What the exercise asks
Produce an exact transcription of the listing below, omitting the pictures.

Data block
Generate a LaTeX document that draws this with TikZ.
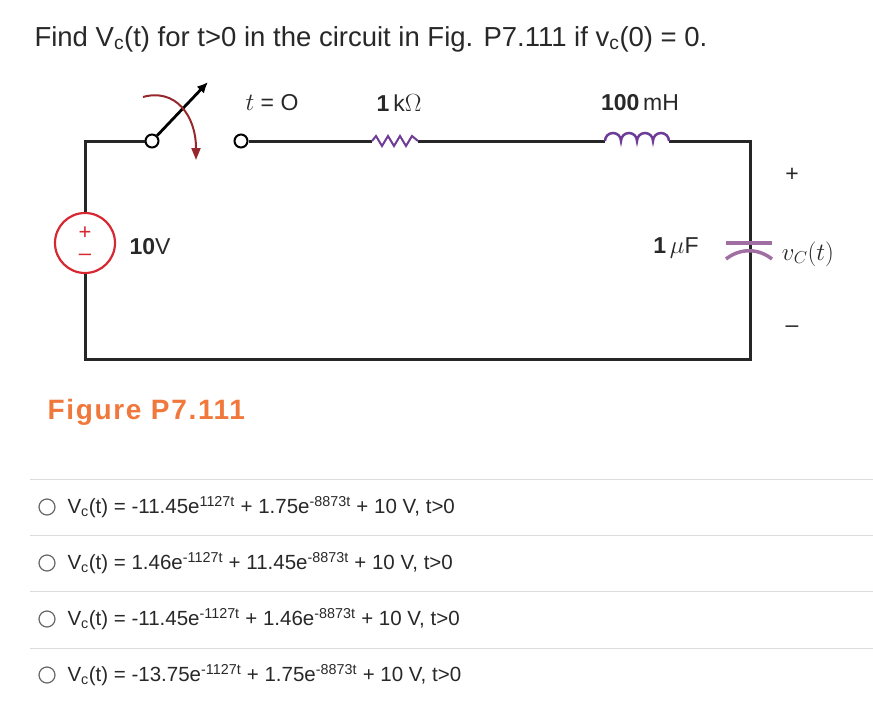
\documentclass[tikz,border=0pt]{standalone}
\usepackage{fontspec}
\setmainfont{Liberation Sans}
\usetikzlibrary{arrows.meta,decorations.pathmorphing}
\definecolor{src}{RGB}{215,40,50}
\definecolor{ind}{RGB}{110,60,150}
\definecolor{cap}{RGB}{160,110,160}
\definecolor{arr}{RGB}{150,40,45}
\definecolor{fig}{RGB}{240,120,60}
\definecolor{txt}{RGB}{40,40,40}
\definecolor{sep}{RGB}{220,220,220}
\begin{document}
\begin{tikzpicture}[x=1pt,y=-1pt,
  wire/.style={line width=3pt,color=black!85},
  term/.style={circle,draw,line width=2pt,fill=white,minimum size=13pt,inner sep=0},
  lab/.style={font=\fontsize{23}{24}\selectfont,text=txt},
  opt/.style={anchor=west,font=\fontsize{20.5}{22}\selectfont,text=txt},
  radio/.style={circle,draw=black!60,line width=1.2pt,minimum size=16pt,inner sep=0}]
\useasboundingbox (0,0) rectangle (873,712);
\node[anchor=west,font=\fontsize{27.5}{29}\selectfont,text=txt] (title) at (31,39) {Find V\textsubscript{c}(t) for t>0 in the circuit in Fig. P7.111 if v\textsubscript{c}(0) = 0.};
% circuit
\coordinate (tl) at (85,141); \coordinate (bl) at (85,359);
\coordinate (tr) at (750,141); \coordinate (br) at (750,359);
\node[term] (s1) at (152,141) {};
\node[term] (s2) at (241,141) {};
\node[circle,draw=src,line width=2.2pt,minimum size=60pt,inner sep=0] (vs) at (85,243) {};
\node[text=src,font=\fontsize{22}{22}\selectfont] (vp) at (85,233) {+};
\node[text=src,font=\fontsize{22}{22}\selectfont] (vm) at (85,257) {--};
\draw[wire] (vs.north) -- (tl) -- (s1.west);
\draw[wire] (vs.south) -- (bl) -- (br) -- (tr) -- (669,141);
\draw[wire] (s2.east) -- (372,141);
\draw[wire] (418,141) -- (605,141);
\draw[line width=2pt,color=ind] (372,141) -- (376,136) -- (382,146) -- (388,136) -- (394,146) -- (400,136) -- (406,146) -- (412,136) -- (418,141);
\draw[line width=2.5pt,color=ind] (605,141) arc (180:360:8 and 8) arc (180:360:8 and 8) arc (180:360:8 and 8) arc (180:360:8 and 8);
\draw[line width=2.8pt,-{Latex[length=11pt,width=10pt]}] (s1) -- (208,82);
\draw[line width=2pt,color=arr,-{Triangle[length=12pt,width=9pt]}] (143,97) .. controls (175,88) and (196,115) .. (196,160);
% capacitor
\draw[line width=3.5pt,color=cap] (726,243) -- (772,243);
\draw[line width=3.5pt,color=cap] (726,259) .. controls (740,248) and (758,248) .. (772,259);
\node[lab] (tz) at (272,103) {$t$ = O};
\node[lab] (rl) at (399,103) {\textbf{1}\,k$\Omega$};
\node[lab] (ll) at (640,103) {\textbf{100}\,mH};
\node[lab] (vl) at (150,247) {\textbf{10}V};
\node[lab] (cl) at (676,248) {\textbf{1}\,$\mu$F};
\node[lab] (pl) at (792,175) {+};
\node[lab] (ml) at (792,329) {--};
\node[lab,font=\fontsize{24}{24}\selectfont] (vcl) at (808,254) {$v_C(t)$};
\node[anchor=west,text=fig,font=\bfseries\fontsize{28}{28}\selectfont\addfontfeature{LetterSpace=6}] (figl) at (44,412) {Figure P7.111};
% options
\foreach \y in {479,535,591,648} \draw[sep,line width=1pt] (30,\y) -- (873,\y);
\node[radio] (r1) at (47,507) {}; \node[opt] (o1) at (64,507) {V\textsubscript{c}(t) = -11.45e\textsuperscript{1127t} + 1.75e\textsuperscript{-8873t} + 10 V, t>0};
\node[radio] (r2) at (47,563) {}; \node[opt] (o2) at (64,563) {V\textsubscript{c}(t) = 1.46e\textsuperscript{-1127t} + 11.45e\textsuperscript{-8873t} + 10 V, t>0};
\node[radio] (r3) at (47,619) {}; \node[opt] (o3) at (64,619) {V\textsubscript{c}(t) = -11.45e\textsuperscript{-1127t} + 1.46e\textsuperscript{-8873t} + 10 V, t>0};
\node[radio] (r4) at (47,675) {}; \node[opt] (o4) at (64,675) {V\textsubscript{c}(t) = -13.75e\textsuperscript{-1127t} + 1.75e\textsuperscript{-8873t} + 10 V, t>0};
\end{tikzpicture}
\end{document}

Result
Generate a LaTeX document that draws this with TikZ.
\documentclass[tikz,border=0pt]{standalone}
\usepackage{fontspec}
\setmainfont{Liberation Sans}
\usetikzlibrary{arrows.meta,decorations.pathmorphing}
\definecolor{src}{RGB}{215,40,50}
\definecolor{ind}{RGB}{110,60,150}
\definecolor{cap}{RGB}{160,110,160}
\definecolor{arr}{RGB}{150,40,45}
\definecolor{fig}{RGB}{240,120,60}
\definecolor{txt}{RGB}{40,40,40}
\definecolor{sep}{RGB}{220,220,220}
\begin{document}
\begin{tikzpicture}[x=1pt,y=-1pt,
  wire/.style={line width=3pt,color=black!85},
  term/.style={circle,draw,line width=2pt,fill=white,minimum size=13pt,inner sep=0},
  lab/.style={font=\fontsize{23}{24}\selectfont,text=txt},
  opt/.style={anchor=west,font=\fontsize{20.5}{22}\selectfont,text=txt},
  radio/.style={circle,draw=black!60,line width=1.2pt,minimum size=16pt,inner sep=0}]
\useasboundingbox (0,0) rectangle (873,712);
\node[anchor=west,font=\fontsize{27.5}{29}\selectfont,text=txt] (title) at (31,39) {Find V\textsubscript{c}(t) for t>0 in the circuit in Fig. P7.111 if v\textsubscript{c}(0) = 0.};
% circuit
\coordinate (tl) at (85,141); \coordinate (bl) at (85,359);
\coordinate (tr) at (750,141); \coordinate (br) at (750,359);
\node[term] (s1) at (152,141) {};
\node[term] (s2) at (241,141) {};
\node[circle,draw=src,line width=2.2pt,minimum size=60pt,inner sep=0] (vs) at (85,243) {};
\node[text=src,font=\fontsize{22}{22}\selectfont] (vp) at (85,233) {+};
\node[text=src,font=\fontsize{22}{22}\selectfont] (vm) at (85,257) {--};
\draw[wire] (vs.north) -- (tl) -- (s1.west);
\draw[wire] (vs.south) -- (bl) -- (br) -- (tr) -- (669,141);
\draw[wire] (s2.east) -- (372,141);
\draw[wire] (418,141) -- (605,141);
\draw[line width=2pt,color=ind] (372,141) -- (376,136) -- (382,146) -- (388,136) -- (394,146) -- (400,136) -- (406,146) -- (412,136) -- (418,141);
\draw[line width=2.5pt,color=ind] (605,141) arc (180:360:8 and 8) arc (180:360:8 and 8) arc (180:360:8 and 8) arc (180:360:8 and 8);
\draw[line width=2.8pt,-{Latex[length=11pt,width=10pt]}] (s1) -- (208,82);
\draw[line width=2pt,color=arr,-{Triangle[length=12pt,width=9pt]}] (143,97) .. controls (175,88) and (196,115) .. (196,160);
% capacitor
\draw[line width=3.5pt,color=cap] (726,243) -- (772,243);
\draw[line width=3.5pt,color=cap] (726,259) .. controls (740,248) and (758,248) .. (772,259);
\node[lab] (tz) at (272,103) {$t$ = O};
\node[lab] (rl) at (399,103) {\textbf{1}\,k$\Omega$};
\node[lab] (ll) at (640,103) {\textbf{100}\,mH};
\node[lab] (vl) at (150,247) {\textbf{10}V};
\node[lab] (cl) at (676,248) {\textbf{1}\,$\mu$F};
\node[lab] (pl) at (792,175) {+};
\node[lab] (ml) at (792,329) {--};
\node[lab,font=\fontsize{24}{24}\selectfont] (vcl) at (808,254) {$v_C(t)$};
\node[anchor=west,text=fig,font=\bfseries\fontsize{28}{28}\selectfont\addfontfeature{LetterSpace=6}] (figl) at (44,412) {Figure P7.111};
% options
\foreach \y in {479,535,591,648} \draw[sep,line width=1pt] (30,\y) -- (873,\y);
\node[radio] (r1) at (47,507) {}; \node[opt] (o1) at (64,507) {V\textsubscript{c}(t) = -11.45e\textsuperscript{1127t} + 1.75e\textsuperscript{-8873t} + 10 V, t>0};
\node[radio] (r2) at (47,563) {}; \node[opt] (o2) at (64,563) {V\textsubscript{c}(t) = 1.46e\textsuperscript{-1127t} + 11.45e\textsuperscript{-8873t} + 10 V, t>0};
\node[radio] (r3) at (47,619) {}; \node[opt] (o3) at (64,619) {V\textsubscript{c}(t) = -11.45e\textsuperscript{-1127t} + 1.46e\textsuperscript{-8873t} + 10 V, t>0};
\node[radio] (r4) at (47,675) {}; \node[opt] (o4) at (64,675) {V\textsubscript{c}(t) = -13.75e\textsuperscript{-1127t} + 1.75e\textsuperscript{-8873t} + 10 V, t>0};
\end{tikzpicture}
\end{document}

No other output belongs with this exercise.